05th July, 2023
This week we have published our new forecasts for the Irish economy.
On this occasion we have revised down our projection for Irish GDP growth to 5.5% in 2023 (from 6.9% previously). Why?
The main reason is volatile data and revisions relating to the export and multinational sectors. Specifically, the Central Statistics Office’s latest estimate is that Irish GDP contracted by 4.6% in the first quarter of 2023. However, this looks to be a temporary blip. The fall entirely reflected the industrial sector. Monthly industrial production data show that output fell by 45% in March before bouncing back by 70% in April.
These recent data points illustrate that the GDP data are an increasingly unreliable measure of underlying activity in the Irish economy. Nonetheless, conditions in the global economy are clearly challenging for Ireland’s export sector. The Irish manufacturing Purchasing Managers Index (PMI) for June, also published this week, was 47.3 – a three-low – indicating contracting output.

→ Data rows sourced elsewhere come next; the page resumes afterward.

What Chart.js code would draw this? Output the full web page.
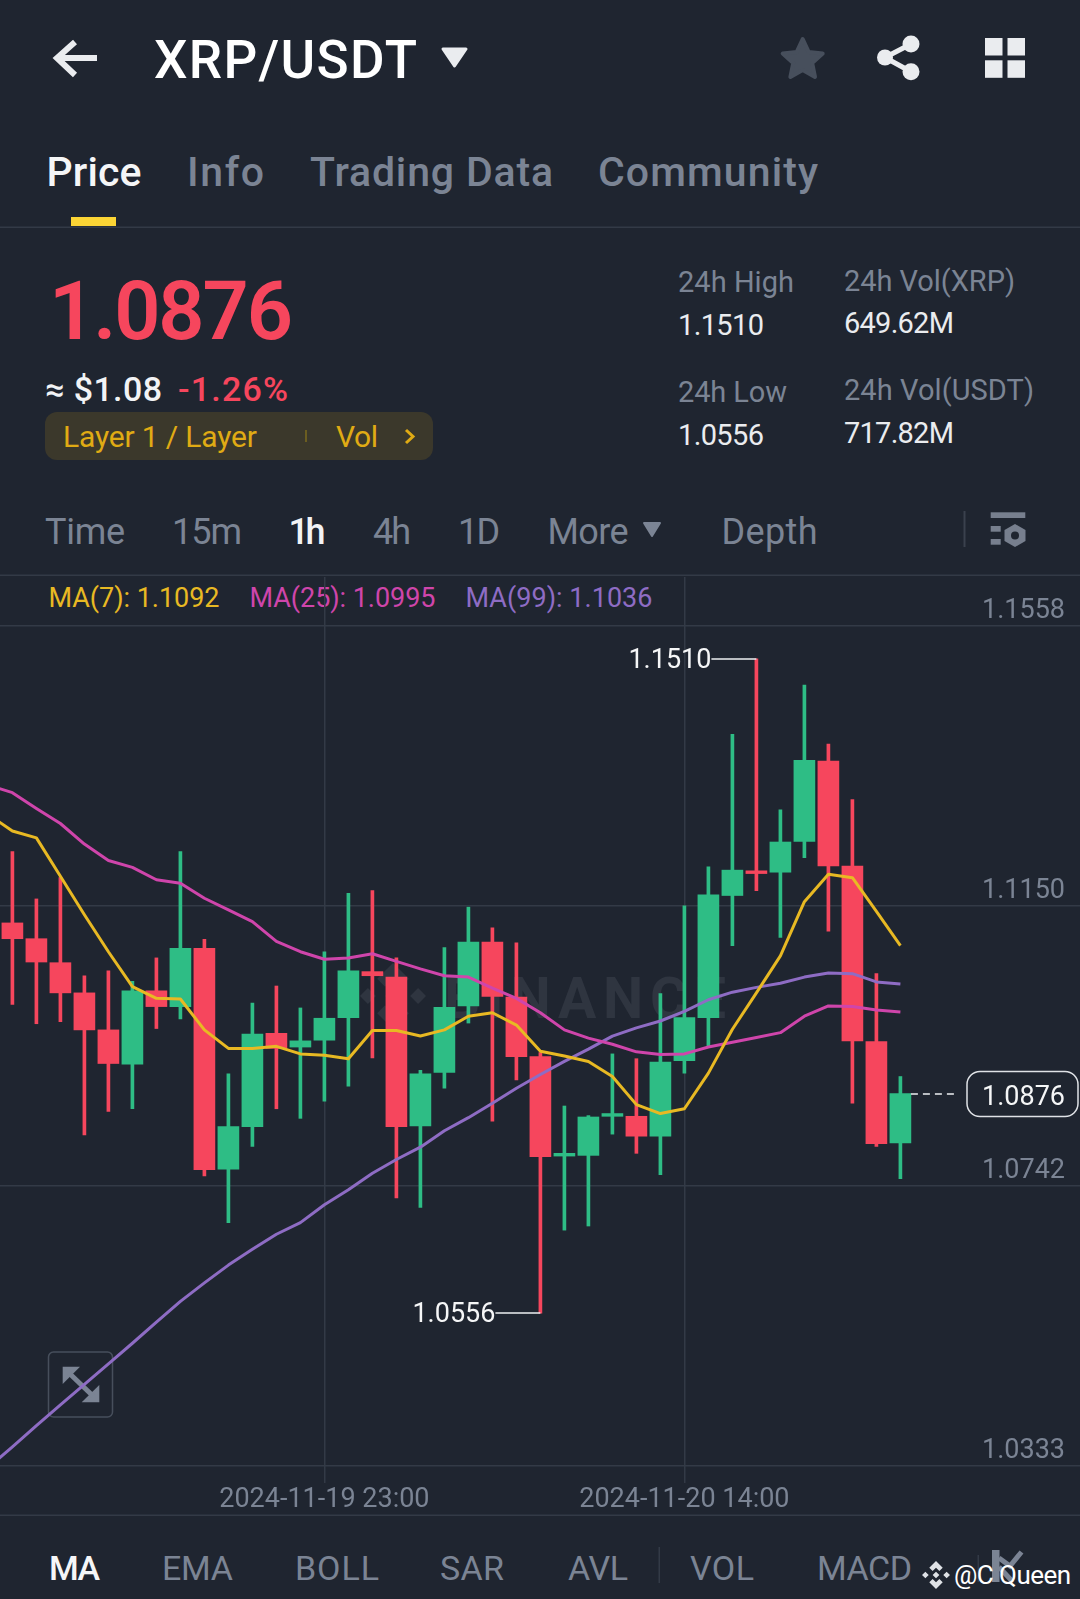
<!DOCTYPE html>
<html><head><meta charset="utf-8">
<style>
html,body{margin:0;padding:0;background:#1f2530;width:1080px;height:1599px;overflow:hidden}
#bg{position:absolute;left:0;top:0}
#c{position:absolute;left:0;top:0}
text{font-family:Roboto,sans-serif}
.g{fill:#7b8494}.w{fill:#eaecef}.r{fill:#f6465d}.y{fill:#e0ab14}
</style>
<script src="https://cdn.jsdelivr.net/npm/chart.js@4"></script>
</head><body>
<svg id="bg" width="1080" height="1599" viewBox="0 0 1080 1599" xmlns="http://www.w3.org/2000/svg">
<defs><g id="bn"><path d="M0-25 12-13 6-7 0-13-6-7-12-13ZM-25 0-19-6-13 0-19 6ZM25 0 19-6 13 0 19 6ZM0-6 6 0 0 6-6 0ZM0 25 12 13 6 7 0 13-6 7-12 13Z"/></g></defs>
<!-- watermark -->
<use href="#bn" transform="translate(393 996) scale(1.32)" fill="#2f3540"/>
<text x="444" y="1018" font-size="57" font-weight="700" fill="#2f3540" textLength="282">BINANCE</text>
<!-- header -->
<path d="M97 58H57M75 42 57 58 75 75" fill="none" stroke="#eaecef" stroke-width="6"/>
<text x="154" y="78" font-size="53" font-weight="500" style="fill:#fff" textLength="263">XRP/USDT</text>
<path d="M443 49H466L454.500 66Z" fill="#eaecef" stroke="#eaecef" stroke-width="3" stroke-linejoin="round"/>
<path d="M802.700 39 808.600 51.900 822.700 53.500 812.200 63.100 815 77 802.700 70 790.400 77 793.200 63.100 782.700 53.500 796.800 51.900Z" fill="#474f5c" stroke="#474f5c" stroke-width="4" stroke-linejoin="round"/>
<g fill="#eaecef"><circle cx="885" cy="57.500" r="8"/><circle cx="911" cy="44" r="8.500"/><circle cx="911" cy="71.700" r="8.500"/>
<path d="M885 57.500 911 44M885 57.500 911 71.700" stroke="#eaecef" stroke-width="5" fill="none"/>
<rect x="985" y="38" width="17.500" height="17.500"/><rect x="1007.500" y="38" width="17.500" height="17.500"/><rect x="985" y="60.300" width="17.500" height="17.500"/><rect x="1007.500" y="60.300" width="17.500" height="17.500"/></g>
<!-- tabs -->
<text x="46.500" y="186" font-size="41" font-weight="500" style="fill:#f5f6f7" textLength="95">Price</text>
<g class="g" font-size="41" font-weight="500"><text x="187" y="186" textLength="77">Info</text><text x="310" y="186" textLength="243">Trading Data</text><text x="598" y="186" textLength="220">Community</text></g>
<rect x="71" y="217" width="45" height="9" fill="#fcd535"/>
<rect x="0" y="226.500" width="1080" height="1.500" fill="#333a46"/>
<!-- price -->
<text x="49" y="339" font-size="81" font-weight="600" class="r" textLength="244">1.0876</text>
<text x="45" y="401" font-size="34" font-weight="500" style="fill:#f2f3f5" textLength="117">≈ $1.08</text>
<text x="178" y="401" font-size="34" font-weight="500" class="r" textLength="110">-1.26%</text>
<rect x="45" y="412" width="388" height="48" rx="12" fill="#3b382b"/>
<text x="63" y="447" font-size="30" class="y" textLength="194">Layer 1 / Layer</text>
<rect x="305" y="430" width="2" height="12" fill="#6b5d20"/>
<text x="336" y="447" font-size="30" class="y" textLength="42">Vol</text>
<path d="M406 430 413 436.500 406 443" fill="none" stroke="#e0ab14" stroke-width="3"/>
<!-- stats -->
<g font-size="29"><text class="g" x="678" y="292" textLength="116">24h High</text><text class="g" x="844" y="291" textLength="171">24h Vol(XRP)</text>
<text class="g" x="678" y="402" textLength="109">24h Low</text><text class="g" x="844" y="400" textLength="190">24h Vol(USDT)</text>
<text class="w" x="678" y="335" textLength="86">1.1510</text><text class="w" x="844" y="333" textLength="110">649.62M</text>
<text class="w" x="678" y="445" textLength="86">1.0556</text><text class="w" x="844" y="443" textLength="110">717.82M</text></g>
<!-- intervals -->
<g font-size="36" class="g"><text x="45" y="544" textLength="80">Time</text><text x="172" y="544" textLength="70">15m</text>
<text x="288.500" y="544" textLength="37" font-weight="500" style="fill:#f2f3f5">1h</text><text x="373" y="544" textLength="38">4h</text><text x="458" y="544" textLength="42">1D</text><text x="547.500" y="544" textLength="81">More</text><text x="721.500" y="544" textLength="96">Depth</text></g>
<path d="M644 523H660L652 536Z" fill="#7b8494" stroke="#7b8494" stroke-width="2" stroke-linejoin="round"/>
<rect x="963.500" y="511" width="2" height="36" fill="#3a414d"/>
<g fill="#777f8e"><rect x="990.700" y="512.300" width="34.600" height="5.700"/><rect x="990.700" y="526" width="10" height="5.700"/><rect x="990.700" y="539" width="10" height="5.700"/>
<path d="M1015 524 1025.500 530V541L1015 547 1004.500 541V530Z"/></g><circle cx="1015" cy="535.500" r="4" fill="#1f2530"/>
<rect x="0" y="574.500" width="1080" height="1.500" fill="#333a46"/>
<!-- MA legend -->
<g font-size="27"><text x="48.500" y="607" fill="#e8b923" textLength="171">MA(7): 1.1092</text><text x="249.500" y="607" fill="#cf45ab" textLength="186">MA(25): 1.0995</text><text x="465.500" y="607" fill="#8e6cc4" textLength="187">MA(99): 1.1036</text></g>
<!-- expand -->
<rect x="48.500" y="1352" width="64" height="65" rx="5" fill="none" stroke="#474f5c" stroke-width="1.500"/>
<g fill="#7b8494"><path d="M62.700 1366.700H80L62.700 1384Z"/><path d="M99.300 1402.300H81.700L99.300 1385Z"/></g>
<path d="M69 1373 93 1396" stroke="#7b8494" stroke-width="5" fill="none"/>
<!-- bottom -->
<rect x="0" y="1514.500" width="1080" height="1.500" fill="#333a46"/>
<g font-size="34" class="g"><text x="49" y="1580" textLength="51" font-weight="500" style="fill:#f5f6f7">MA</text><text x="162" y="1580" textLength="71">EMA</text><text x="295" y="1580" textLength="84">BOLL</text><text x="440" y="1580" textLength="64">SAR</text><text x="568" y="1580" textLength="60">AVL</text><text x="690" y="1580" textLength="64">VOL</text><text x="817" y="1580" textLength="95">MACD</text></g>
<rect x="658.500" y="1547" width="1.500" height="36" fill="#333a46"/>
<rect x="977.500" y="1555" width="1.500" height="27" fill="#333a46"/>
<rect x="992" y="1550" width="7.500" height="32" fill="#7b8494"/>
<path d="M999 1558 1010 1566 1021.500 1552M999 1567 1012 1581" fill="none" stroke="#7b8494" stroke-width="5"/>
<use href="#bn" transform="translate(936 1575) scale(.56)" fill="#dfe2e6"/>
<text x="954" y="1584" font-size="26" fill="#fff" textLength="117">@C Queen</text>
</svg>
<canvas id="c" width="1080" height="1599"></canvas>
<script>
const times = ["2024-11-19 09:00","2024-11-19 10:00","2024-11-19 11:00","2024-11-19 12:00","2024-11-19 13:00","2024-11-19 14:00","2024-11-19 15:00","2024-11-19 16:00","2024-11-19 17:00","2024-11-19 18:00","2024-11-19 19:00","2024-11-19 20:00","2024-11-19 21:00","2024-11-19 22:00","2024-11-19 23:00","2024-11-20 00:00","2024-11-20 01:00","2024-11-20 02:00","2024-11-20 03:00","2024-11-20 04:00","2024-11-20 05:00","2024-11-20 06:00","2024-11-20 07:00","2024-11-20 08:00","2024-11-20 09:00","2024-11-20 10:00","2024-11-20 11:00","2024-11-20 12:00","2024-11-20 13:00","2024-11-20 14:00","2024-11-20 15:00","2024-11-20 16:00","2024-11-20 17:00","2024-11-20 18:00","2024-11-20 19:00","2024-11-20 20:00","2024-11-20 21:00","2024-11-20 22:00","2024-11-20 23:00"];
const opens = [null,1.1125,1.1102,1.1067,1.1023,1.0969,1.0919,1.1026,1.1003,1.1088,1.0766,1.0828,1.0964,1.0944,1.0954,1.0987,1.1054,1.1046,1.0829,1.0907,1.1004,1.1097,1.1017,1.0930,1.0785,1.0786,1.0843,1.0843,1.0814,1.0924,1.0987,1.1165,1.1201,1.1199,1.1244,1.1361,1.1208,1.0952,1.0804];
const closes = [null,1.1102,1.1068,1.1023,1.0969,1.0920,1.1026,1.1003,1.1088,1.0765,1.0828,1.0963,1.0942,1.0953,1.0986,1.1055,1.1048,1.0828,1.0905,1.1002,1.1097,1.1018,1.0930,1.0784,1.0789,1.0842,1.0847,1.0814,1.0922,1.0987,1.1166,1.1202,1.1197,1.1243,1.1362,1.1208,1.0953,1.0803,1.0876];
const highs = [null,1.1229,1.1160,1.1191,1.1048,1.1055,1.1040,1.1074,1.1229,1.1101,1.0905,1.1008,1.1033,1.1001,1.1083,1.1168,1.1172,1.1074,1.0910,1.1089,1.1148,1.1118,1.1096,1.0936,1.0858,1.0844,1.0934,1.0927,1.1022,1.1150,1.1207,1.1400,1.1510,1.1290,1.1472,1.1386,1.1305,1.1051,1.0901];
const lows = [null,1.1006,1.0978,1.0981,1.0816,1.0850,1.0854,1.0971,1.0985,1.0756,1.0688,1.0799,1.0854,1.0840,1.0865,1.0887,1.0928,1.0724,1.0710,1.0884,1.0979,1.0836,1.0896,1.0556,1.0677,1.0683,1.0817,1.0789,1.0758,1.0906,1.0945,1.1092,1.1172,1.1104,1.1220,1.1113,1.0862,1.0799,1.0752];
const ma7 = [1.1283,1.1259,1.1249,1.1193,1.1137,1.1083,1.1032,1.1015,1.1014,1.0969,1.0942,1.0942,1.0945,1.0934,1.0932,1.0927,1.0968,1.0968,1.0960,1.0969,1.0989,1.0994,1.0976,1.0938,1.0931,1.0923,1.0901,1.0860,1.0847,1.0854,1.0906,1.0970,1.1023,1.1077,1.1156,1.1196,1.1191,1.1142,1.1092];
const ma25 = [1.1326,1.1315,1.1292,1.1270,1.1240,1.1216,1.1206,1.1188,1.1183,1.1161,1.1144,1.1127,1.1098,1.1083,1.1072,1.1074,1.1080,1.1069,1.1058,1.1048,1.1046,1.1030,1.1015,1.0994,1.0969,1.0957,1.0948,1.0937,1.0933,1.0934,1.0944,1.0951,1.0958,1.0965,1.0989,1.1004,1.1003,1.0998,1.0995];
const ma99 = [1.0331,1.0361,1.0392,1.0422,1.0452,1.0482,1.0512,1.0543,1.0573,1.0600,1.0626,1.0649,1.0671,1.0688,1.0714,1.0736,1.0760,1.0780,1.0798,1.0822,1.0841,1.0862,1.0884,1.0904,1.0923,1.0941,1.0960,1.0972,1.0982,1.0996,1.1013,1.1024,1.1031,1.1037,1.1046,1.1052,1.1051,1.1039,1.1036];
const yTicks = [1.1558,1.1150,1.0742,1.0333];
const xTickTimes = ["2024-11-19 23:00","2024-11-20 14:00"];

const UP='#2ebd85', DOWN='#f6465d', GRID='#333a46', MUTED='#7b8494', FONT='Roboto';
const idx = times.map((_,i)=>i).filter(i=>opens[i]!==null);
const col = c => closes[c.raw.x]>=opens[c.raw.x] ? UP : DOWN;
const line = (label,data,color,order)=>({type:'line',label,order,data:data.map((y,x)=>({x,y})),borderColor:color,borderWidth:3,pointRadius:0,tension:0,borderJoinStyle:'round',fill:false});

const extras = {id:'extras',afterDatasetsDraw(ch){
  const c=ch.ctx,X=ch.scales.x,Y=ch.scales.y;
  c.save();c.font='27px '+FONT;c.strokeStyle='#eef0f2';c.fillStyle='#f5f6f7';c.lineWidth=1.5;
  const hi=highs.indexOf(Math.max(...idx.map(i=>highs[i]))), lo=lows.indexOf(Math.min(...idx.map(i=>lows[i])));
  [[hi,highs[hi]],[lo,lows[lo]]].forEach(([i,v])=>{
    const px=X.getPixelForValue(i),py=Y.getPixelForValue(v);
    c.beginPath();c.moveTo(px,py);c.lineTo(px-45,py);c.stroke();
    c.textAlign='right';c.textBaseline='alphabetic';c.fillText(v.toFixed(4),px-45,py+9);
  });
  const last=times.length-1,v=closes[last],py=Math.round(Y.getPixelForValue(v)),px=X.getPixelForValue(last)+10.5;
  c.setLineDash([7,5]);c.beginPath();c.moveTo(px,py);c.lineTo(px+43,py);c.stroke();c.setLineDash([]);
  c.beginPath();c.roundRect(967,py-22.5,111,45,13);c.fillStyle='#1f2530';c.fill();c.strokeStyle='#dfe2e6';c.stroke();
  c.fillStyle='#f5f6f7';c.textAlign='right';c.fillText(v.toFixed(4),1065,py+11);
  c.restore();
}};

new Chart(document.getElementById('c'),{
  type:'bar',
  data:{datasets:[
    line('MA(7)',ma7,'#e8b923',0),
    line('MA(25)',ma25,'#cf45ab',0),
    line('MA(99)',ma99,'#8e6cc4',0),
    {label:'body',order:1,grouped:false,barThickness:21,data:idx.map(i=>({x:i,y:[opens[i],closes[i]]})),backgroundColor:col,borderWidth:0},
    {label:'wick',order:2,grouped:false,barThickness:3,data:idx.map(i=>({x:i,y:[lows[i],highs[i]]})),backgroundColor:col,borderWidth:0}
  ]},
  options:{
    responsive:false,devicePixelRatio:1,animation:false,events:[],
    layout:{padding:{top:577,left:0,right:0,bottom:0},autoPadding:false},
    plugins:{legend:{display:false},tooltip:{enabled:false}},
    scales:{
      x:{type:'linear',min:0.4833,max:45.4833,offset:false,
        afterBuildTicks(s){s.ticks=xTickTimes.map(t=>({value:times.indexOf(t)}));},
        afterFit(s){s.height=133;},
        grid:{color:GRID,lineWidth:1.5,tickLength:17,drawTicks:true,offset:false},border:{display:false},
        ticks:{color:MUTED,font:{family:FONT,size:27},padding:1,maxRotation:0,autoSkip:false,callback:v=>times[v]}},
      y:{type:'linear',position:'right',min:1.0333,max:1.16295,
        afterBuildTicks(s){s.ticks=yTicks.map(value=>({value}));},
        afterFit(s){s.width=0;},
        grid:{color:GRID,lineWidth:1.5,drawTicks:false},border:{display:false},
        ticks:{color:MUTED,font:{family:FONT,size:27},mirror:true,padding:-15,labelOffset:-14.5,autoSkip:false,callback:v=>v.toFixed(4)}}
    }
  },
  plugins:[extras]
});
</script>
</body></html>
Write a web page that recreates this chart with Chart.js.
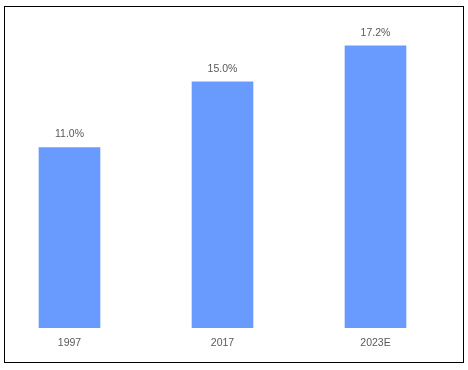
<!DOCTYPE html>
<html>
<head>
<meta charset="utf-8">
<script src="https://cdn.jsdelivr.net/npm/chart.js@4/dist/chart.umd.min.js"></script>
<style>
	html, body { margin: 0; padding: 0; background: #fff; }
	#wrap { position: relative; width: 468px; height: 370px; }
	#box { position: absolute; left: 4px; top: 6px; width: 458px; height: 355px; border: 1.5px solid #000; }
	#myChart { position: absolute; left: 0; top: 0; }
</style>
</head>
<body>
<div id="wrap">
	<div id="box"></div>
	<canvas id="myChart" width="468" height="370"></canvas>
</div>
<script>
var years = ['1997', '2017', '2023E'];
var shares = [11.0, 15.0, 17.2];
var yMax = 20;

// draws the % value above each bar
var valueLabels = {
	id: 'valueLabels',
	afterDatasetsDraw: function(chart) {
		var ctx = chart.ctx;
		var meta = chart.getDatasetMeta(0);
		ctx.save();
		ctx.font = '10.5px "Liberation Sans", Arial, sans-serif';
		ctx.fillStyle = '#595959';
		ctx.textAlign = 'center';
		ctx.textBaseline = 'middle';
		meta.data.forEach(function(bar, i) {
			ctx.fillText(shares[i].toFixed(1) + '%', bar.x, bar.y - 13);
		});
		ctx.restore();
	}
};

var ctx = document.getElementById('myChart');

var barGraph = new Chart(ctx, {
	type: 'bar',
	data: {
		labels: years,
		datasets: [{
			data: shares,
			backgroundColor: '#699bff',
			borderWidth: 0,
			barThickness: 61,
			clip: false
		}]
	},
	options: {
		responsive: false,
		animation: false,
		layout: { padding: { left: 69.5, right: 92.5, top: 0, bottom: 0 } },
		plugins: {
			legend: { display: false },
			tooltip: { enabled: false }
		},
		scales: {
			x: {
				offset: false,
				border: { display: false },
				grid: { display: false, drawTicks: false },
				ticks: {
					padding: 9,
					color: '#595959',
					font: { family: '"Liberation Sans", Arial, sans-serif', size: 10.5 },
					maxRotation: 0,
					autoSkip: false
				},
				afterFit: function(scale) { scale.height = 42.3; }
			},
			y: {
				display: false,
				min: 0,
				max: yMax
			}
		}
	},
	plugins: [valueLabels]
});
</script>
</body>
</html>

Hence, we do expect a slowdown in Irish export performance in 2023 and 2024 from the double-digit rates of expansion seen in recent years.
Since our last forecasts in February, there has been extraordinary resilience in the domestic economy to higher energy prices and elevated CPI inflation. In the first quarter of 2023, employment grew by 1.9% to a fresh record high of 2.62m and is now 12% above pre-pandemic levels. Furthermore, initial indicators suggest job creation remained exceptionally strong in Q2.
We had forecast that the surge in households’ energy bills, following rapid electricity and gas price hikes last summer, would lead households to rein in spending through the turn of the year. That simply hasn’t happened. Consumer spending rose by 1.7% in the first quarter, and core retail sales volumes were up 1.4% in the three months to May. Of course, some of this resilience in household spending reflects the support in Budget 2023 via energy price credits and tax cuts.
Hence, our forecasts for employment (4.2%), consumer spending (5.3%), modified domestic demand (3.4%) and indigenous sector output (4.9%) growth in 2023 have all been revised up since our last projections. As in other countries, there appears to have been more momentum in household spending and economic growth coming out of the COVID-19 pandemic than was fully appreciated.
We have retained our forecast for 1.5% residential property price inflation through 2023. Although prices fell in the first four months of the year, they are likely to gather momentum in H2 due to the surprise loosening of the Central Bank’s mortgage lending rules.
In May, the average approval for house purchase was €297,000, still up 3.8% on the year. This is a very different picture to the UK and other countries, where interest rate hikes are expected to push down house prices.
There has also been good news on homebuilding. There were 30,900 completions in the 12 months to March, well ahead of most projections and despite fears that rising input costs and interest rates were hurting viability. Hence, we have revised up our forecast for completions in 2023 to 29,800 – an improvement but still unlikely to satiate pent-up demand after years of under-supply.
Our new forecast is that the Irish government will run a surplus of €12.2bn (2.2% of GDP) in 2023, rising to €16bn (2.8% of GDP) in 2024. In doing so, we have assumed that tax revenues will grow faster than conservative official projections but also spending, likely to be pushed up in the next Budget for 2024 – probably the last before the next general election.
Our forecasts imply that the debt/GDP ratio will fall to 39%, a relatively safe level. However, there is still the risk that Ireland is too reliant on potentially volatile corporate tax revenues. Hence, Ministers for Finance and Expenditure Michael McGrath and Paschal Donohoe have proposed that the government invest almost the entire surplus, up to €12bn per annum, in a new sovereign wealth fund.
Our forecasts are for GDP (4.5%), employment (2%) and modified domestic demand (2.5%) to see slower growth in 2024.
A key reason is the growing capacity pressures in the Irish economy. Employment has expanded far more rapidly than in other European counties. This has been facilitated by high levels of inward migration. However, labour shortages are increasingly apparent, evident in the unemployment rate at 3.8% and high vacancies. Ireland’s frantic pace of job creation cannot be sustained in the medium term.
Also, ECB rate hikes and inflation are hurting parts of the Irish economy, particularly the construction sector. Homebuilding has been hit by viability issues, with starts decelerating, and completed office developments look set to halve in 2024. Many Irish households will also face higher interest rates as their existing fixed terms on their mortgage debts expire.
Finally, imports of intangible intellectual property assets, as firms moved to comply with corporate tax reforms, have artificially pushed up on Ireland’s measured GDP growth rate. Looking forward, these distortions should hopefully dissipate so that the GDP growth rate slows but gives a better representation of underlying conditions in the economy.
(Source: Central Statistics Office; Q1 Labour Force Survey and Quarterly National Accounts Report, 2023)
Warning: Forecasts are not a reliable indicator of future performance.